Furthermore, the selloff in L1s may be a genuine repricing of risk. Layer 1 tokens are structurally exposed to a liquidity squeeze in the crypto-native market. When the Nasdaq drops, market makers and hedge funds that trade both equities and crypto often reduce risk across the board. They sell the most liquid crypto assets first — which includes Bitcoin but also Ether and Solana. The fact that Ether fell more than Bitcoin could simply be because Ether’s liquidity depth is thinner, not because of a fundamental reassessment. Don’t just trust the team. Check the order book spread. BTC/USD on Binance had a spread of 0.02% during the selloff; ETH/USD had 0.08%. Mechanically, that explains part of the disparity.

Takeaway: The Real Test Is Yet to Come

The Oracle miss is a test of the crypto market’s narrative discipline. Bitcoin passed the first exam by rallying on expectations of easier money. Layer 1s failed by selling off on a mistaken analogy that links them to corporate IT spending. But this is a one-day trade, not a thesis. Over the next week, three signals will determine whether the divergence is real or a mirage: first, the price action of the Dollar Index (DXY). If DXY falls further, Bitcoin’s rally is justified. Second, the next major tech earnings — Microsoft on April 15, Amazon on April 22. If those companies also miss, the Nasdaq selloff deepens, and we will see if Bitcoin can hold its bid. Third, the flow of stablecoins into and out of exchanges. If USDT supply on exchanges increases, it indicates buying power is returning to crypto broadly, not just to Bitcoin.

My reading of the situation is conservative. Based on my audit experience — having reviewed 40+ tokenomics models and 200+ smart contract audits — I can tell you that the market’s reaction on March 24 was a textbook case of “narrative arbitrage” that will likely fade. The risk is not that Bitcoin is wrong, but that the entire crypto market is still a high-beta play on global liquidity. If the Fed disappoints and holds rates steady, both Bitcoin and Layer 1s will fall together. If the Fed cuts, both may rise.

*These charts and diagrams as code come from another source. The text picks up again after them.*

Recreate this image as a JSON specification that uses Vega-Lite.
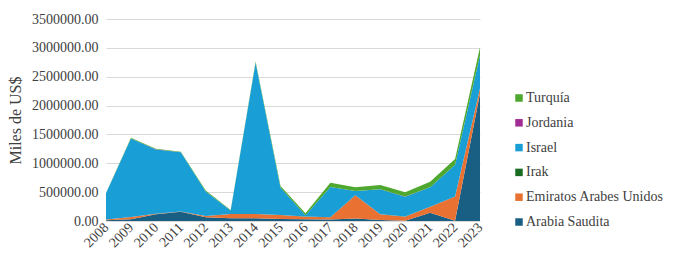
{
  "$schema": "https://vega.github.io/schema/vega-lite/v6.json",
  "width": 374,
  "height": 202,
  "autosize": {"type": "none"},
  "padding": {"left": 106, "top": 19, "right": 194, "bottom": 51},
  "background": "white",
  "config": {
    "view": {"stroke": null},
    "font": "Liberation Serif",
    "axis": {"labelFont": "Liberation Serif", "titleFont": "Liberation Serif"},
    "legend": {"labelFont": "Liberation Serif"}
  },
  "data": {
    "values": [
      {"anio": "2008", "pais": "Arabia Saudita", "orden": 1, "valor": 15000},
      {"anio": "2009", "pais": "Arabia Saudita", "orden": 1, "valor": 30000},
      {"anio": "2010", "pais": "Arabia Saudita", "orden": 1, "valor": 115000},
      {"anio": "2011", "pais": "Arabia Saudita", "orden": 1, "valor": 160000},
      {"anio": "2012", "pais": "Arabia Saudita", "orden": 1, "valor": 65000},
      {"anio": "2013", "pais": "Arabia Saudita", "orden": 1, "valor": 47000},
      {"anio": "2014", "pais": "Arabia Saudita", "orden": 1, "valor": 47000},
      {"anio": "2015", "pais": "Arabia Saudita", "orden": 1, "valor": 35000},
      {"anio": "2016", "pais": "Arabia Saudita", "orden": 1, "valor": 30000},
      {"anio": "2017", "pais": "Arabia Saudita", "orden": 1, "valor": 25000},
      {"anio": "2018", "pais": "Arabia Saudita", "orden": 1, "valor": 45000},
      {"anio": "2019", "pais": "Arabia Saudita", "orden": 1, "valor": 17000},
      {"anio": "2020", "pais": "Arabia Saudita", "orden": 1, "valor": 5000},
      {"anio": "2021", "pais": "Arabia Saudita", "orden": 1, "valor": 144000},
      {"anio": "2022", "pais": "Arabia Saudita", "orden": 1, "valor": 5000},
      {"anio": "2023", "pais": "Arabia Saudita", "orden": 1, "valor": 2210000},

      {"anio": "2008", "pais": "Emiratos Arabes Unidos", "orden": 2, "valor": 10000},
      {"anio": "2009", "pais": "Emiratos Arabes Unidos", "orden": 2, "valor": 40000},
      {"anio": "2010", "pais": "Emiratos Arabes Unidos", "orden": 2, "valor": 10000},
      {"anio": "2011", "pais": "Emiratos Arabes Unidos", "orden": 2, "valor": 5000},
      {"anio": "2012", "pais": "Emiratos Arabes Unidos", "orden": 2, "valor": 20000},
      {"anio": "2013", "pais": "Emiratos Arabes Unidos", "orden": 2, "valor": 75000},
      {"anio": "2014", "pais": "Emiratos Arabes Unidos", "orden": 2, "valor": 75000},
      {"anio": "2015", "pais": "Emiratos Arabes Unidos", "orden": 2, "valor": 70000},
      {"anio": "2016", "pais": "Emiratos Arabes Unidos", "orden": 2, "valor": 45000},
      {"anio": "2017", "pais": "Emiratos Arabes Unidos", "orden": 2, "valor": 40000},
      {"anio": "2018", "pais": "Emiratos Arabes Unidos", "orden": 2, "valor": 400000},
      {"anio": "2019", "pais": "Emiratos Arabes Unidos", "orden": 2, "valor": 100000},
      {"anio": "2020", "pais": "Emiratos Arabes Unidos", "orden": 2, "valor": 70000},
      {"anio": "2021", "pais": "Emiratos Arabes Unidos", "orden": 2, "valor": 104000},
      {"anio": "2022", "pais": "Emiratos Arabes Unidos", "orden": 2, "valor": 420000},
      {"anio": "2023", "pais": "Emiratos Arabes Unidos", "orden": 2, "valor": 90000},

      {"anio": "2008", "pais": "Irak", "orden": 3, "valor": 1000},
      {"anio": "2009", "pais": "Irak", "orden": 3, "valor": 1000},
      {"anio": "2010", "pais": "Irak", "orden": 3, "valor": 1000},
      {"anio": "2011", "pais": "Irak", "orden": 3, "valor": 1000},
      {"anio": "2012", "pais": "Irak", "orden": 3, "valor": 1000},
      {"anio": "2013", "pais": "Irak", "orden": 3, "valor": 1000},
      {"anio": "2014", "pais": "Irak", "orden": 3, "valor": 1000},
      {"anio": "2015", "pais": "Irak", "orden": 3, "valor": 1000},
      {"anio": "2016", "pais": "Irak", "orden": 3, "valor": 1000},
      {"anio": "2017", "pais": "Irak", "orden": 3, "valor": 1000},
      {"anio": "2018", "pais": "Irak", "orden": 3, "valor": 1000},
      {"anio": "2019", "pais": "Irak", "orden": 3, "valor": 1000},
      {"anio": "2020", "pais": "Irak", "orden": 3, "valor": 1000},
      {"anio": "2021", "pais": "Irak", "orden": 3, "valor": 1000},
      {"anio": "2022", "pais": "Irak", "orden": 3, "valor": 1000},
      {"anio": "2023", "pais": "Irak", "orden": 3, "valor": 1000},

      {"anio": "2008", "pais": "Israel", "orden": 4, "valor": 454000},
      {"anio": "2009", "pais": "Israel", "orden": 4, "valor": 1360000},
      {"anio": "2010", "pais": "Israel", "orden": 4, "valor": 1115000},
      {"anio": "2011", "pais": "Israel", "orden": 4, "valor": 1025000},
      {"anio": "2012", "pais": "Israel", "orden": 4, "valor": 425000},
      {"anio": "2013", "pais": "Israel", "orden": 4, "valor": 58000},
      {"anio": "2014", "pais": "Israel", "orden": 4, "valor": 2618000},
      {"anio": "2015", "pais": "Israel", "orden": 4, "valor": 470000},
      {"anio": "2016", "pais": "Israel", "orden": 4, "valor": 23000},
      {"anio": "2017", "pais": "Israel", "orden": 4, "valor": 523000},
      {"anio": "2018", "pais": "Israel", "orden": 4, "valor": 75000},
      {"anio": "2019", "pais": "Israel", "orden": 4, "valor": 430000},
      {"anio": "2020", "pais": "Israel", "orden": 4, "valor": 346000},
      {"anio": "2021", "pais": "Israel", "orden": 4, "valor": 335000},
      {"anio": "2022", "pais": "Israel", "orden": 4, "valor": 548000},
      {"anio": "2023", "pais": "Israel", "orden": 4, "valor": 570000},

      {"anio": "2008", "pais": "Jordania", "orden": 5, "valor": 500},
      {"anio": "2009", "pais": "Jordania", "orden": 5, "valor": 500},
      {"anio": "2010", "pais": "Jordania", "orden": 5, "valor": 500},
      {"anio": "2011", "pais": "Jordania", "orden": 5, "valor": 500},
      {"anio": "2012", "pais": "Jordania", "orden": 5, "valor": 500},
      {"anio": "2013", "pais": "Jordania", "orden": 5, "valor": 500},
      {"anio": "2014", "pais": "Jordania", "orden": 5, "valor": 500},
      {"anio": "2015", "pais": "Jordania", "orden": 5, "valor": 500},
      {"anio": "2016", "pais": "Jordania", "orden": 5, "valor": 500},
      {"anio": "2017", "pais": "Jordania", "orden": 5, "valor": 500},
      {"anio": "2018", "pais": "Jordania", "orden": 5, "valor": 500},
      {"anio": "2019", "pais": "Jordania", "orden": 5, "valor": 500},
      {"anio": "2020", "pais": "Jordania", "orden": 5, "valor": 500},
      {"anio": "2021", "pais": "Jordania", "orden": 5, "valor": 500},
      {"anio": "2022", "pais": "Jordania", "orden": 5, "valor": 500},
      {"anio": "2023", "pais": "Jordania", "orden": 5, "valor": 500},

      {"anio": "2008", "pais": "Turquía", "orden": 6, "valor": 5000},
      {"anio": "2009", "pais": "Turquía", "orden": 6, "valor": 10000},
      {"anio": "2010", "pais": "Turquía", "orden": 6, "valor": 10000},
      {"anio": "2011", "pais": "Turquía", "orden": 6, "valor": 10000},
      {"anio": "2012", "pais": "Turquía", "orden": 6, "valor": 15000},
      {"anio": "2013", "pais": "Turquía", "orden": 6, "valor": 10000},
      {"anio": "2014", "pais": "Turquía", "orden": 6, "valor": 20000},
      {"anio": "2015", "pais": "Turquía", "orden": 6, "valor": 30000},
      {"anio": "2016", "pais": "Turquía", "orden": 6, "valor": 35000},
      {"anio": "2017", "pais": "Turquía", "orden": 6, "valor": 75000},
      {"anio": "2018", "pais": "Turquía", "orden": 6, "valor": 65000},
      {"anio": "2019", "pais": "Turquía", "orden": 6, "valor": 75000},
      {"anio": "2020", "pais": "Turquía", "orden": 6, "valor": 75000},
      {"anio": "2021", "pais": "Turquía", "orden": 6, "valor": 97000},
      {"anio": "2022", "pais": "Turquía", "orden": 6, "valor": 99000},
      {"anio": "2023", "pais": "Turquía", "orden": 6, "valor": 140000}
    ]
  },
  "mark": {"type": "area", "interpolate": "linear"},
  "encoding": {
    "x": {
      "field": "anio",
      "type": "ordinal",
      "scale": {"type": "point", "padding": 0},
      "axis": {
        "title": null,
        "labelAngle": -45,
        "labelAlign": "right",
        "labelBaseline": "middle",
        "labelFont": "Liberation Serif",
        "labelFontSize": 14,
        "labelColor": "#404040",
        "labelPadding": 4,
        "ticks": false,
        "domain": false,
        "grid": false
      }
    },
    "y": {
      "field": "valor",
      "type": "quantitative",
      "stack": "zero",
      "scale": {"domain": [0, 3500000], "nice": false},
      "axis": {
        "title": "Miles de US$",
        "titleFont": "Liberation Serif",
        "titleFontSize": 16,
        "titleFontWeight": "normal",
        "titleColor": "#404040",
        "titlePadding": 8,
        "format": ".2f",
        "values": [0, 500000, 1000000, 1500000, 2000000, 2500000, 3000000, 3500000],
        "labelFont": "Liberation Serif",
        "labelFontSize": 14,
        "labelColor": "#404040",
        "labelPadding": 8,
        "ticks": false,
        "domain": false,
        "gridColor": "#d9d9d9",
        "gridWidth": 1
      }
    },
    "order": {"field": "orden", "type": "quantitative", "sort": "ascending"},
    "color": {
      "field": "pais",
      "type": "nominal",
      "scale": {
        "domain": ["Turquía", "Jordania", "Israel", "Irak", "Emiratos Arabes Unidos", "Arabia Saudita"],
        "range": ["#4ea72e", "#a02b93", "#1a9ed6", "#196b24", "#e97132", "#195e83"]
      },
      "legend": {
        "title": null,
        "orient": "none",
        "legendX": 406,
        "legendY": 72,
        "symbolType": "square",
        "symbolSize": 56,
        "symbolStrokeWidth": 0,
        "labelFont": "Liberation Serif",
        "labelFontSize": 14,
        "labelColor": "#404040",
        "labelOffset": 0,
        "rowPadding": 10.8
      }
    }
  }
}
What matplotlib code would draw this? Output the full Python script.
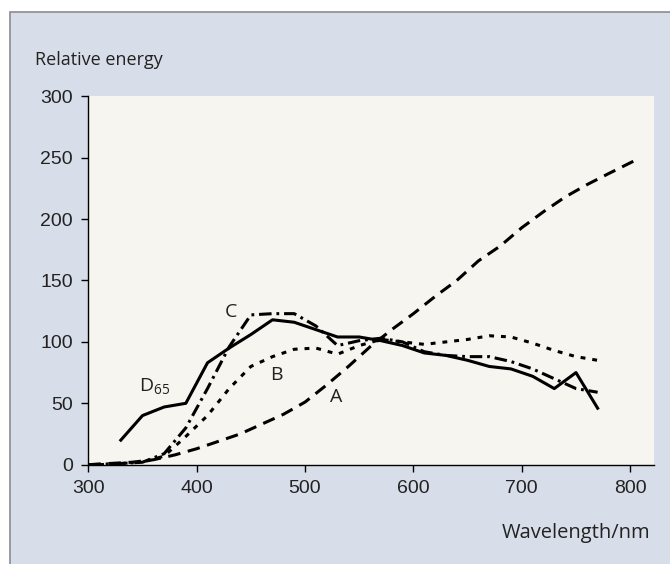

The divergence we saw is a temporary dislocation, not a permanent decoupling.

History repeats, but the gas fees change. In 2025, the gas fee for a Bitcoin transfer is $0.30; for an Ethereum swap, it’s $2.10. The cost of being wrong about this divergence is higher for L1 holders. They are paying a premium for a narrative that may not hold. The ledger does not lie. On March 24, the ledger showed Bitcoin accumulators buying the dip and L1 holders selling the narrative. That is not a healthy market. It is a market in need of a re-set. Verify the cash flows. Ignore the hype.